Cassini-Huygens (U.S., the European Space Agency, and the Italian Space Agency)

Updated May 8, 2019 | Infoplease Staff

Destination: Saturn. Launched: Oct. 15, 1997. Arrival: July 1, 2004. Mission: To orbit Saturn for four years. The Cassini-Huygens mission is named for the Italian-French astronomer Jean Dominique Cassini, who discovered four of Saturn's major moons, and the Dutch scientist Christiaan Huygens, the first to find Saturn's rings and its largest moon, Titan.

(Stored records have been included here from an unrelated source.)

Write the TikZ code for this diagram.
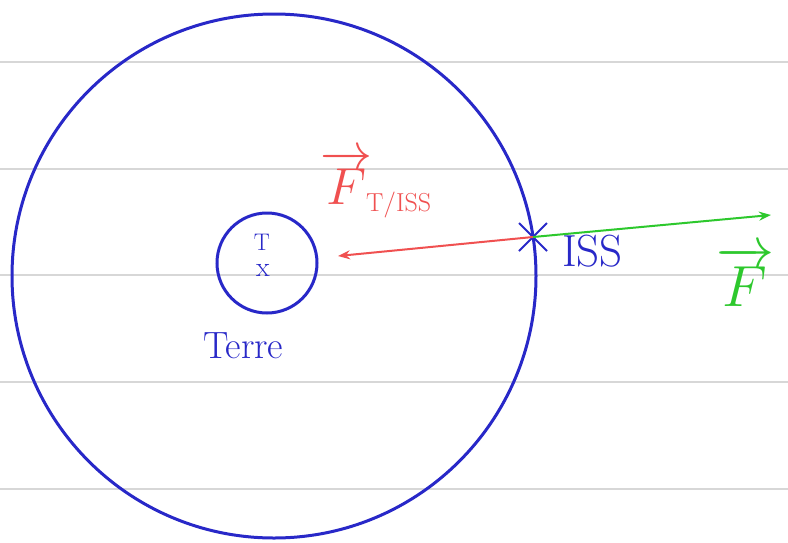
\RequirePackage{fix-cm}
\documentclass[tikz,border=0pt]{standalone}
\usetikzlibrary{arrows.meta}
\definecolor{inkblue}{RGB}{40,40,200}
\definecolor{inkred}{RGB}{240,80,80}
\definecolor{inkgreen}{RGB}{45,200,45}
\definecolor{rulegray}{RGB}{215,215,215}
\tikzset{
  ruleline/.style={rulegray, line width=2.5pt},
  orbit/.style={circle, draw=inkblue, line width=3pt, inner sep=0pt},
  bluetext/.style={text=inkblue, inner sep=0pt},
  forcered/.style={draw=inkred, line width=2pt, -{Stealth[length=12pt,width=9pt]}},
  forcegreen/.style={draw=inkgreen, line width=2pt, -{Stealth[length=12pt,width=9pt]}},
}
\begin{document}
\begin{tikzpicture}[x=1pt,y=-1pt]
\useasboundingbox (0,0) rectangle (788,542);
\fill[white] (0,0) rectangle (788,542);
\foreach \yy in {62,169,275,382,489} \draw[ruleline] (0,\yy) -- (788,\yy);
% circles
\node[orbit, minimum size=524pt] (orbitc) at (274,276) {};
\node[orbit, minimum size=100pt] (terre) at (267,263) {};
\node[bluetext, font=\fontsize{24}{26}\selectfont] (tlabel) at (262,242) {T};
\node[bluetext, font=\fontsize{28}{30}\selectfont] (xlabel) at (263,270) {x};
\node[bluetext, font=\fontsize{38}{40}\selectfont, anchor=base west] (terrelabel) at (203,358) {Terre};
% ISS
\coordinate (iss) at (533,237);
\draw[inkblue, line width=2pt] (519,223) -- (547,251) (519,251) -- (547,223);
\node[bluetext, font=\fontsize{45}{48}\selectfont, anchor=base west] (isslabel) at (562,266) {ISS};
% forces
\coordinate (redend) at (338,256);
\coordinate (greenend) at (771,215);
\draw[forcered] (iss) -- (redend);
\draw[forcegreen] (iss) -- (greenend);
\node[text=inkred, inner sep=0pt, anchor=base west, font=\fontsize{52}{56}\selectfont] (ftiss) at (320,204) {$\overrightarrow{F}_{\!\scriptscriptstyle\mathrm{T/ISS}}$};
\node[text=inkgreen, inner sep=0pt, anchor=base west, font=\fontsize{58}{60}\selectfont] (fgreen) at (716,306) {$\overrightarrow{F}$};
\end{tikzpicture}
\end{document}
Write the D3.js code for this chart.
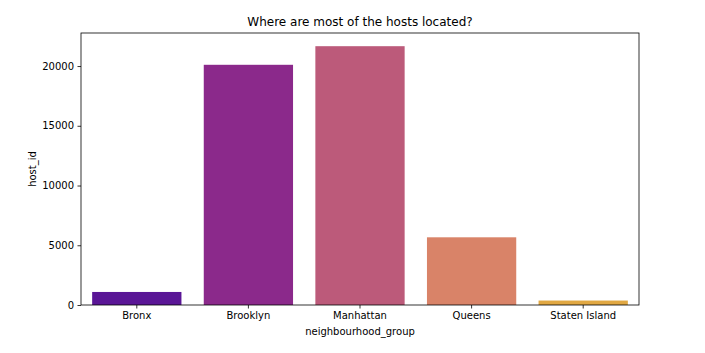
<!DOCTYPE html>
<html>
<head>
<meta charset="utf-8">
<script src="https://cdn.jsdelivr.net/npm/d3@7"></script>
<style>
  body { margin: 0; background: #fff; }
  text { font-family: "DejaVu Sans", sans-serif; fill: #000; }
</style>
</head>
<body>
<div id="chart"></div>
<script>
// data
const groups = ["Bronx", "Brooklyn", "Manhattan", "Queens", "Staten Island"];
const hostCounts = [1091, 20104, 21661, 5666, 373];
const barColors = ["#5a1696", "#8b298b", "#bc5a7a", "#d98368", "#e1a843"];
const yTicks = [0, 5000, 10000, 15000, 20000];

let margin = {top: 33, right: 66, bottom: 48, left: 81},
width = 705 - margin.left - margin.right,
height = 353 - margin.top - margin.bottom;

let svg = d3.select("#chart")
.append("svg")
    .attr("width", 705)
    .attr("height", 353)
.append("g")
    .attr("transform", `translate(${margin.left},${margin.top})`);

let x = d3.scaleBand()
    .domain(groups)
    .range([0, width])
    .paddingInner(0.2)
    .paddingOuter(0.1);

let y = d3.scaleLinear()
    .domain([0, 22765])
    .range([height, 0]);

// bars
svg.selectAll("rect.bar")
    .data(groups)
    .enter().append("rect")
    .attr("class", "bar")
    .attr("x", d => x(d))
    .attr("width", x.bandwidth())
    .attr("y", (d, i) => y(hostCounts[i]))
    .attr("height", (d, i) => height - y(hostCounts[i]))
    .attr("fill", (d, i) => barColors[i]);

// axes
let xAxis = svg.append("g")
    .attr("transform", `translate(0, ${height})`)
    .call(d3.axisBottom(x).tickSize(3.5).tickPadding(3.5).tickSizeOuter(0));

let yAxis = svg.append("g")
    .call(d3.axisLeft(y).tickValues(yTicks).tickFormat(d3.format("d")).tickSize(3.5).tickPadding(3.5).tickSizeOuter(0));

[xAxis, yAxis].forEach(a => {
    a.selectAll("text").style("font-size", "10px").style("font-family", "DejaVu Sans");
    a.selectAll("line").attr("stroke", "#000").attr("stroke-width", 0.8);
    a.select(".domain").remove();
});

// frame
svg.append("rect")
    .attr("width", width)
    .attr("height", height)
    .attr("fill", "none")
    .attr("stroke", "#000")
    .attr("stroke-width", 0.8);

// labels
svg.append("text")
    .attr("x", width / 2)
    .attr("y", -7)
    .attr("text-anchor", "middle")
    .style("font-size", "12px")
    .text("Where are most of the hosts located?");

svg.append("text")
    .attr("x", width / 2)
    .attr("y", height + 30)
    .attr("text-anchor", "middle")
    .style("font-size", "10px")
    .text("neighbourhood_group");

svg.append("text")
    .attr("transform", `translate(-45, ${height / 2}) rotate(-90)`)
    .attr("text-anchor", "middle")
    .style("font-size", "10px")
    .text("host_id");
</script>
</body>
</html>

Cassini-Huygens encountered Jupiter on Dec. 30, 2000, and flew down the giant planet's magnetotail (the elongated tail of a planet's magnetic field facing away from the Sun), performing studies complementing the Galileo mission until March 31, 2001. On July 1, 2004, Cassini reached Saturn's rings and went into the first of 74 orbits of the planet and began sending back images of the rings and the moons. On Dec. 24, 2004, the Huygens probe separated from the Cassini spacecraft and in Jan. 2005 descended to Titan, transmitting information for its 21/2 hour descent and then for more than 90 minutes on the moon’s surface. The Cassini craft is slated to continue its mission until July 1, 2008.